__GOAL__
Emit a verbatim copy of the lines below from the line with "Recreate this image" through the line with "import pandas as pd", excluding pictures and everything outside that range.

__SUPPLIED MATERIAL__
^^^^

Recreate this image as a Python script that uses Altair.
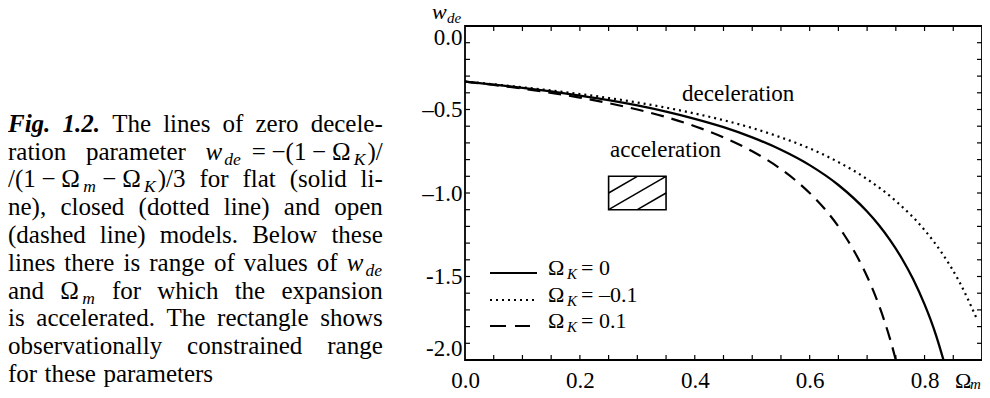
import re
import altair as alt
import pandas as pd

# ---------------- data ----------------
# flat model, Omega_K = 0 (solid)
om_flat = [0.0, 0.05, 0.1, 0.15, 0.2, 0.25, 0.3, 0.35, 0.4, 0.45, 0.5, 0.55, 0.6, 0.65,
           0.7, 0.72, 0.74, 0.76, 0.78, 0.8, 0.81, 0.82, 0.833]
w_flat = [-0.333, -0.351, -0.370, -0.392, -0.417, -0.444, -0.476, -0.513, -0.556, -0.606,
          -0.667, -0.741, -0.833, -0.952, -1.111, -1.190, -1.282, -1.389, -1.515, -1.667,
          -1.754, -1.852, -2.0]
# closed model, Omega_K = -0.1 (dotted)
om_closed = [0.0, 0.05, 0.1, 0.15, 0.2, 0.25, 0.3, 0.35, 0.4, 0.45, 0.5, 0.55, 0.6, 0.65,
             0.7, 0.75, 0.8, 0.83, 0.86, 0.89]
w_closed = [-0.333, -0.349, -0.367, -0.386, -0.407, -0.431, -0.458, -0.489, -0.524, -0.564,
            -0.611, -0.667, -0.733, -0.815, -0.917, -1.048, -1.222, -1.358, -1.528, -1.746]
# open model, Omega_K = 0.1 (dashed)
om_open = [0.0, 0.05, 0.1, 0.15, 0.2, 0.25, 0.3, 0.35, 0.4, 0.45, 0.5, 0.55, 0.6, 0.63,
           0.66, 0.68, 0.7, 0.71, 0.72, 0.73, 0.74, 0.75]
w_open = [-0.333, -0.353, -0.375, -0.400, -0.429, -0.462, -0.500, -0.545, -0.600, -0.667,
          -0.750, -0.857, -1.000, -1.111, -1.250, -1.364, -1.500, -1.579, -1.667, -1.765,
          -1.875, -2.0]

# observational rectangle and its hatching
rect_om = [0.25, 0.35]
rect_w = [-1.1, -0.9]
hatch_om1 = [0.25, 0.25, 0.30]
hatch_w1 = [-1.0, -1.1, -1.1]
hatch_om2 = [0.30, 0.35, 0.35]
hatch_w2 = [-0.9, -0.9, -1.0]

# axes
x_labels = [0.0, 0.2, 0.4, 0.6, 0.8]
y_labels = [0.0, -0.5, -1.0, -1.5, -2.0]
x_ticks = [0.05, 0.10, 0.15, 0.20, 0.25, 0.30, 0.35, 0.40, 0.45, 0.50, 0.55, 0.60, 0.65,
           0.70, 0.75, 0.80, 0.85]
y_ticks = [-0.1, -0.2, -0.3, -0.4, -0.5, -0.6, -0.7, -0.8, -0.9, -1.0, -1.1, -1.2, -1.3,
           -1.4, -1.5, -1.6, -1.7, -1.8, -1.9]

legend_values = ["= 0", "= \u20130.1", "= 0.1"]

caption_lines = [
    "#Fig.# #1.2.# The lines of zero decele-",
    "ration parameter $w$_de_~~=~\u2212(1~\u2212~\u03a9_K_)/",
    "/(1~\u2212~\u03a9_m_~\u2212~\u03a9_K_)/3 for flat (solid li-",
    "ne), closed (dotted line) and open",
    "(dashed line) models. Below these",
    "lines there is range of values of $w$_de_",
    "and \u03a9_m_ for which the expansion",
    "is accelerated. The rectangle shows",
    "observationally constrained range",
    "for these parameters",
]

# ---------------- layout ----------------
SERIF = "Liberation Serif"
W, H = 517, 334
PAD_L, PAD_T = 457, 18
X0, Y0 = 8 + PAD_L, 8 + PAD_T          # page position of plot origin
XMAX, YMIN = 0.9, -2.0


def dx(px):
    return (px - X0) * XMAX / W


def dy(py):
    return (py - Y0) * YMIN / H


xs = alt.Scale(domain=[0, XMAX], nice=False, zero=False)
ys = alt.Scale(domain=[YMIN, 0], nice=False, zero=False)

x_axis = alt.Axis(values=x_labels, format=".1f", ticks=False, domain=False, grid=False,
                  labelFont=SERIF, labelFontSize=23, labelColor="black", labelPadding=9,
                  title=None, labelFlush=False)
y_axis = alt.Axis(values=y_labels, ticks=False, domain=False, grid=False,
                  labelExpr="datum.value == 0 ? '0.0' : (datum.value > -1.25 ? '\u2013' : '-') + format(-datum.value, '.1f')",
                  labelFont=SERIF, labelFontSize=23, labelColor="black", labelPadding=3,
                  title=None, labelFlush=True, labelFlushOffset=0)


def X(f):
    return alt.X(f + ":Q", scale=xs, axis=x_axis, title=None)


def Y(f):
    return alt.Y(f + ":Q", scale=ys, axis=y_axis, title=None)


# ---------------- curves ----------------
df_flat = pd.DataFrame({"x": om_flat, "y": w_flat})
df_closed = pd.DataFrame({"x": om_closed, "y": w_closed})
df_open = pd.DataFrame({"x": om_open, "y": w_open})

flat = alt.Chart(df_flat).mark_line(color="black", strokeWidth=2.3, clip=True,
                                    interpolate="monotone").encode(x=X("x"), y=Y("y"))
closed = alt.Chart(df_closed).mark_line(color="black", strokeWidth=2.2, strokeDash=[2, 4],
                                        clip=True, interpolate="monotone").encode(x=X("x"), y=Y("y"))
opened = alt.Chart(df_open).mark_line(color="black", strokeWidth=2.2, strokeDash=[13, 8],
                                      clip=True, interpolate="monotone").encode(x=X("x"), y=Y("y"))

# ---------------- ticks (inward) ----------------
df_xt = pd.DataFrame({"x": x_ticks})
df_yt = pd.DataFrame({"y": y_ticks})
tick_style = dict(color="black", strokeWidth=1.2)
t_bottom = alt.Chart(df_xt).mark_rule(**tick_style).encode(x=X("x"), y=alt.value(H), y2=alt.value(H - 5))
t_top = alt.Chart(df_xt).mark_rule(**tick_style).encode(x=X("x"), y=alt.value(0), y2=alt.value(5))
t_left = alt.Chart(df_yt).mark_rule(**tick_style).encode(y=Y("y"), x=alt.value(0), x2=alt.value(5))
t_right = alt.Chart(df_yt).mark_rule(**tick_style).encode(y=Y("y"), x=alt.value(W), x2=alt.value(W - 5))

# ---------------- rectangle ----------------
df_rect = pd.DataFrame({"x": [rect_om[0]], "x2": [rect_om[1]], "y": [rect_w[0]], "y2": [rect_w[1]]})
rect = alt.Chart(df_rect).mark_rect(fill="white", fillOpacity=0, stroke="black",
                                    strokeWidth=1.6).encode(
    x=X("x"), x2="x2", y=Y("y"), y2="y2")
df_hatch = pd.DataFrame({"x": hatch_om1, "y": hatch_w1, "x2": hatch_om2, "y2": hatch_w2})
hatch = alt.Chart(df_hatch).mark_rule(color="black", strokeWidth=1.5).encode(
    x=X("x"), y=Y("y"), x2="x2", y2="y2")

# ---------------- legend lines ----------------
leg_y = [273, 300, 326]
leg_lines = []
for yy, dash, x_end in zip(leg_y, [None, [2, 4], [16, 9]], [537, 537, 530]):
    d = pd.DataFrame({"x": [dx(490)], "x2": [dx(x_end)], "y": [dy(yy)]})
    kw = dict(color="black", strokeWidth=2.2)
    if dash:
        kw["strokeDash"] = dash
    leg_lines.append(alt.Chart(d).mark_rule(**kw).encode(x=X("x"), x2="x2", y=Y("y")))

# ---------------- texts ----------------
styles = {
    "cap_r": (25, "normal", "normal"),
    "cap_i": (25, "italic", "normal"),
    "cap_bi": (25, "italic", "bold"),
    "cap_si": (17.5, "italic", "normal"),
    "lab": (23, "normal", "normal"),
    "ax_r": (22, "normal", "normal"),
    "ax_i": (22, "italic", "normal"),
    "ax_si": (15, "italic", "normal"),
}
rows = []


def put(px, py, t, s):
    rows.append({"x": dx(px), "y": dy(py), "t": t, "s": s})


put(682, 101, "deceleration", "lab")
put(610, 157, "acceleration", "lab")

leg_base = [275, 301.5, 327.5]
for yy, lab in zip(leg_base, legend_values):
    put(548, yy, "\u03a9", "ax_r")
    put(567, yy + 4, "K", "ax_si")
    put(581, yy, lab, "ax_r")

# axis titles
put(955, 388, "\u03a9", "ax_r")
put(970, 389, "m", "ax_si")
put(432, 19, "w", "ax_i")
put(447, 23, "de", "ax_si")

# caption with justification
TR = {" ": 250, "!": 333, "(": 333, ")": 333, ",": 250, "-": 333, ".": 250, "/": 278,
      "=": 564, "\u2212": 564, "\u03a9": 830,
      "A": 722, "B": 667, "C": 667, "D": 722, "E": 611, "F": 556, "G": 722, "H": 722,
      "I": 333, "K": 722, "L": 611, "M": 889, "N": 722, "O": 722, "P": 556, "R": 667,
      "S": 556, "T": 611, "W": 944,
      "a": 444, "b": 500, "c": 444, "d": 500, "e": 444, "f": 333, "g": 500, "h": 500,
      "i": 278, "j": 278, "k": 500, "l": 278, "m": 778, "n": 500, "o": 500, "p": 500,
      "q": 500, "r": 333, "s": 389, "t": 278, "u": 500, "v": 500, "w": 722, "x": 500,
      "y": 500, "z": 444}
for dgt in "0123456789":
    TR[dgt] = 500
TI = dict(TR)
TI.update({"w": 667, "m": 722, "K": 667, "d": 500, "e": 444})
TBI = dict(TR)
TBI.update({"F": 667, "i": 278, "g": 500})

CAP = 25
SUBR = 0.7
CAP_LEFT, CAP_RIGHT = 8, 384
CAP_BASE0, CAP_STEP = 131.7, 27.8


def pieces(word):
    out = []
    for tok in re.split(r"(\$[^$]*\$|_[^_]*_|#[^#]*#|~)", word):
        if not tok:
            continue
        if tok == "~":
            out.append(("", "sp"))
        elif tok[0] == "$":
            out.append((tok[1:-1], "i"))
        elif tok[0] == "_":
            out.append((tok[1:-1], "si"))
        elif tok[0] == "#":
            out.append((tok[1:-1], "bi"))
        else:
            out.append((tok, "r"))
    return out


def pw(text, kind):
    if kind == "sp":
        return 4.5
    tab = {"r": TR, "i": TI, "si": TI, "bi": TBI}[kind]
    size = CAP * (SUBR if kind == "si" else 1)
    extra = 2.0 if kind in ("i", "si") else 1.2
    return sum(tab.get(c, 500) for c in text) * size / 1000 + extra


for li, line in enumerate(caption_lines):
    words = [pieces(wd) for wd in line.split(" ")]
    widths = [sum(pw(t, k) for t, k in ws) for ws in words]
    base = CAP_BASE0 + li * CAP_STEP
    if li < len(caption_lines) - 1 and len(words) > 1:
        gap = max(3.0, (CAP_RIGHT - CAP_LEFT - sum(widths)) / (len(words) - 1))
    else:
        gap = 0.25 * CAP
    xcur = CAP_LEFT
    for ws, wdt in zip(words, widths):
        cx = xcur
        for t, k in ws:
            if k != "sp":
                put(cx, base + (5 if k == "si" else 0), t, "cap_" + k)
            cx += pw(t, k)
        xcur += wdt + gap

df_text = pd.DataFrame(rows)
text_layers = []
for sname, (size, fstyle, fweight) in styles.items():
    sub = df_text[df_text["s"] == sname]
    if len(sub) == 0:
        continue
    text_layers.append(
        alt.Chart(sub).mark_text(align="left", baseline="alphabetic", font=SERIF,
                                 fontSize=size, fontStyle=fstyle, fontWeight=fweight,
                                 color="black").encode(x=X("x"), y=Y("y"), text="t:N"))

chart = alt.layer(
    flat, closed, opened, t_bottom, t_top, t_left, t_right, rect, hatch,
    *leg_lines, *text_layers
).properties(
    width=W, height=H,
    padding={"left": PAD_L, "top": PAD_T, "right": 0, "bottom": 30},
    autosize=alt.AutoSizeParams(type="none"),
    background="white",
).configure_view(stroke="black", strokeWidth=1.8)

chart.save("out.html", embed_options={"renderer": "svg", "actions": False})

^^^^

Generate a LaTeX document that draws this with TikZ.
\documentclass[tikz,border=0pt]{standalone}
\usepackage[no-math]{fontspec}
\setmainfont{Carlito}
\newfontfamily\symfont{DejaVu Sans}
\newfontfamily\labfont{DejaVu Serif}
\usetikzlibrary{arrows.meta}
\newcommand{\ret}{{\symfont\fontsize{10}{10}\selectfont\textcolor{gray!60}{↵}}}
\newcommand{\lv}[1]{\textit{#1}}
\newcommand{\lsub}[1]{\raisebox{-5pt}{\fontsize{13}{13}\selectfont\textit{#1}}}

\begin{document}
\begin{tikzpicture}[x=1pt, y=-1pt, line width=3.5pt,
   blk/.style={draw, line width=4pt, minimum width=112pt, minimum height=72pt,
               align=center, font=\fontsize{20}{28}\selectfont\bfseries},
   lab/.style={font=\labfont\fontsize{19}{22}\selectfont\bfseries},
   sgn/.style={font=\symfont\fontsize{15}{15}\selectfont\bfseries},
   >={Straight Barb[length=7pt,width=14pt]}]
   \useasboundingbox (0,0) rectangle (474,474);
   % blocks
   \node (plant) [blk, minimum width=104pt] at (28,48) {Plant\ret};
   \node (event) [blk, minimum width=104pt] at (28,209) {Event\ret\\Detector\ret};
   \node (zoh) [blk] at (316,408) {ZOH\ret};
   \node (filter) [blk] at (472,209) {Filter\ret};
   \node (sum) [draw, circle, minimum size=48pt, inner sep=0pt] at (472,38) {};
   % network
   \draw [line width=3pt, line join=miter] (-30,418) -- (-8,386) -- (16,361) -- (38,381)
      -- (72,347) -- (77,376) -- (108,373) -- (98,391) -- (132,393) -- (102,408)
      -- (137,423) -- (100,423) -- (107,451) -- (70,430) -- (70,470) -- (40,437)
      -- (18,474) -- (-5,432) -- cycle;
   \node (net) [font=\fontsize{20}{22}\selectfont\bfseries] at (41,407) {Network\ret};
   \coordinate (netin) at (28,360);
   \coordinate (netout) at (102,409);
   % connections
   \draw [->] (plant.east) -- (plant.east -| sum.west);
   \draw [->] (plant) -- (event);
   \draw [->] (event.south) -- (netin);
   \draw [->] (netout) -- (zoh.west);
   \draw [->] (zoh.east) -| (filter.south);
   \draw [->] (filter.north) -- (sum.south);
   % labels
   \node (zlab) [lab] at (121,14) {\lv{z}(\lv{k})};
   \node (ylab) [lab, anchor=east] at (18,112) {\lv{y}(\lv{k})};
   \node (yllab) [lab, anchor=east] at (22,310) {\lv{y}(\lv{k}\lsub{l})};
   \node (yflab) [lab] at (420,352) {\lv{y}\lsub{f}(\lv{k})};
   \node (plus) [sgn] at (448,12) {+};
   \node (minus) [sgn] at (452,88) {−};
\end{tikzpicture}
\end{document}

^^^^

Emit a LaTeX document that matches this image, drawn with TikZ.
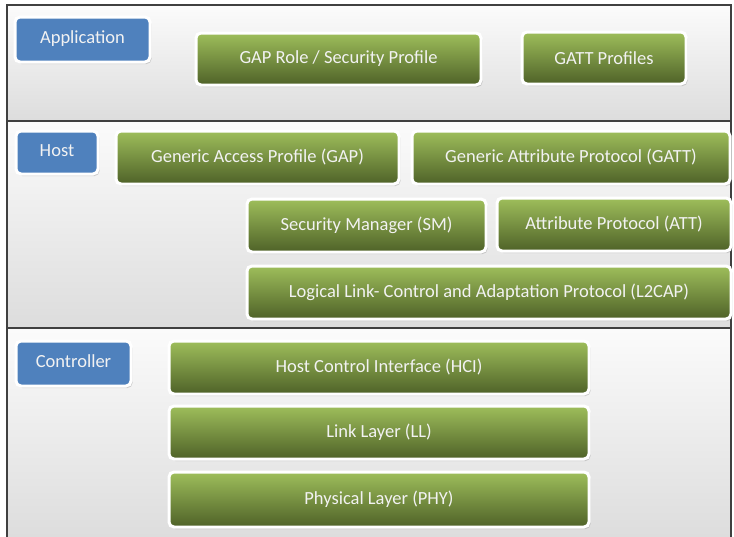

^^^^

__ANSWER IN FULL__
Recreate this image as a Python script that uses Altair.
import re
import altair as alt
import pandas as pd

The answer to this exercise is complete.